Mark Walters lives in Omaha. Recent work has appeared or is forthcoming in elimae, Dinosaur Bees, and NAP.
His story "Three Songs" appears in Issue Thirty-Six of The Collagist.
Here, Mark Walters speaks to interviewer David Bachmann about turning songs into stories, saving the reader from boredom, and well-known imaginary cities.
1. Where did this story begin? Were you prompted by the flash of a specific idea, or was it a larger motif that you were attempting to articulate, which you then cultivated inside this work as you wrote?
I wrote a bunch of these story-songs over the course of a few months. Generating ideas for songs and then turning the ideas into stories allowed me to use imagination in my fiction in ways I hadn’t thought about before. Eventually, I wanted to put a bigger chunk of these pieces together, so I came up with these three.
2. The fullness and wide-ranging movement of this work makes me wonder what previous drafts looked like. Can you comment on how you arrived at this draft? (Was there much fluctuation here? Where did this go before settling into what it is now?)
There wasn’t much fluctuation. The stories were written in the order presented. The hardest bit was the end of the final story. The piece sat around for a few weeks, going nowhere, until I tweaked the ending of the first song. That seemed to help me with the ending of the last one, somehow. It opened things up. Matt Bell helped me with some changes after it was accepted at The Collagist.
3. You begin with a ballad about a "particular village in a particular region of the country," an abstraction that I find compelling in the way it invites me to place these images anywhere I want to. The second song moves away from the abstract in its use of a specific city, Kansas City. What, if any, is the significance, not necessarily of Kansas City, but of your decision to move away from the abstract in the first song? Is that something you want the reader to take note of? Was this something the story asked for without any particular rationale?

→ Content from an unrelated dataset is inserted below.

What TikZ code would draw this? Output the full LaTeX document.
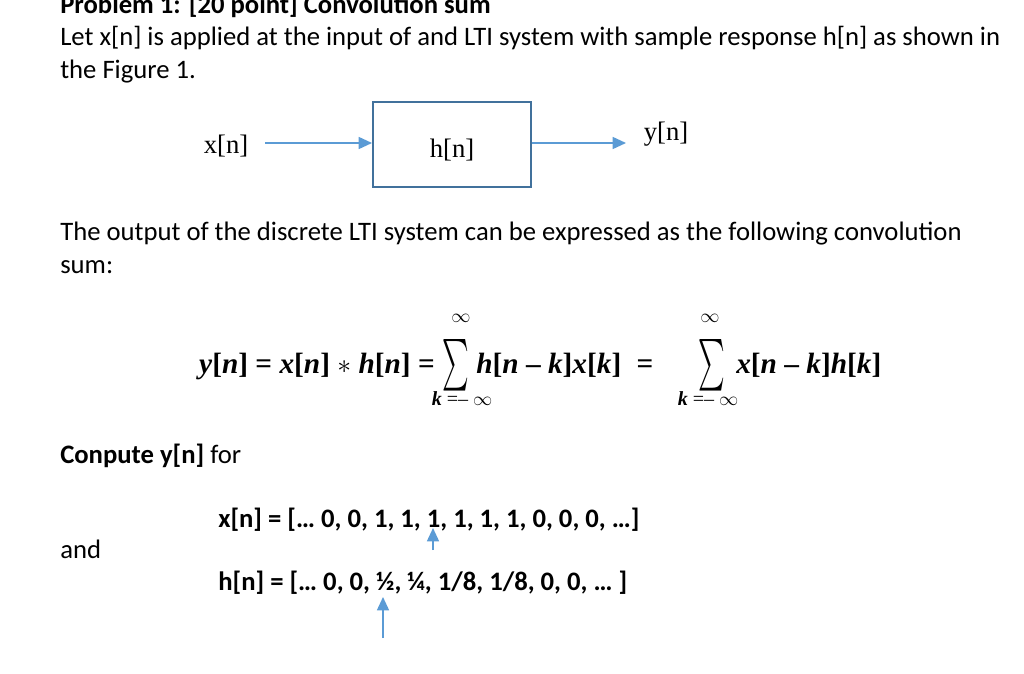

I think I picked Kansas City because it’s the closest big city to Omaha, where I live. It may have been Baltimore at first. KC seemed a better fit. I wanted the shift from the abstract to the specific to ground the entire piece. Mixing the nameless city with a well-known city made the nameless city seem more real. Less abstract. Even though it’s still imaginary. It’s all imaginary. Does that make sense?
4. The populations of the Misinterpreters and Listeners are beautiful to me in their lunacy. Are these populations supposed to represent something more than what they are in this story? (Do you think a writer has an obligation to makes his/her characters and/or landscapes representative of something outside the work they live in, or does the writer have an obligation to avoid such symbolism? Or is neither an obligation?)
All they represent for me is two opposing responses to a particular imaginary song. Everything else is left up to the reader. If they represent other things for other readers, that's cool. If a reader wants to bring a meaning or interpretation to a piece of fiction I write, I am 100% down with that. I don’t think a writer of fiction has any obligation beyond the primary one: keeping a reader interested. Keeping the reader from being bored.
5. I find your depiction of hysteria in the second song strange and wonderful, a cataclysm without death. Can you talk about how you decided upon and/or developed this brand of hysteria?
The hysteria was dictated by the destruction. I was thinking about how people listen to songs over and over again. I was also thinking about a song that could level a city. There are probably many ways a song could destroy a city. This is just the one I picked.
Do you know that song, "Precision Auto" by Superchunk? Just listen to that song ten times in a row. That's the real answer.
6. The third song's final image suggests peace in the form of sleep as an end to insomnia, brought on by the painstakingly-achieved sound of the musicians. Do you view this as a resolution? (Do you think resolution is important in this or in any of your other works?)
I do see the sleeping as a resolution, though maybe it’s a bit of a cop out, almost too easy. It always had to end there though.
7. What are you reading these days? Do you ever read something and think, "I wish I'd written this" or "I want to write like this," or are you able to avoid this sort of envy?
I've been reading a lot of poetry from Matthew Rohrer and Heather Christle. Also Mary Ruefle's Selected Poems. I just finished Italo Calvino's Invisible Cities. Just started Jane Eyre--usually, this kind of novel is not my thing, but I’m loving it so far. I get the “I wish I’d written this” thing all the time, but I see it as inspiration, not envy. It’s more like “I want to write something as good as this.”
8. What are you writing these days? Do you have plans to embark on a large work?
I’m still working on song-stories, and I hope to put a bunch of them together into a book.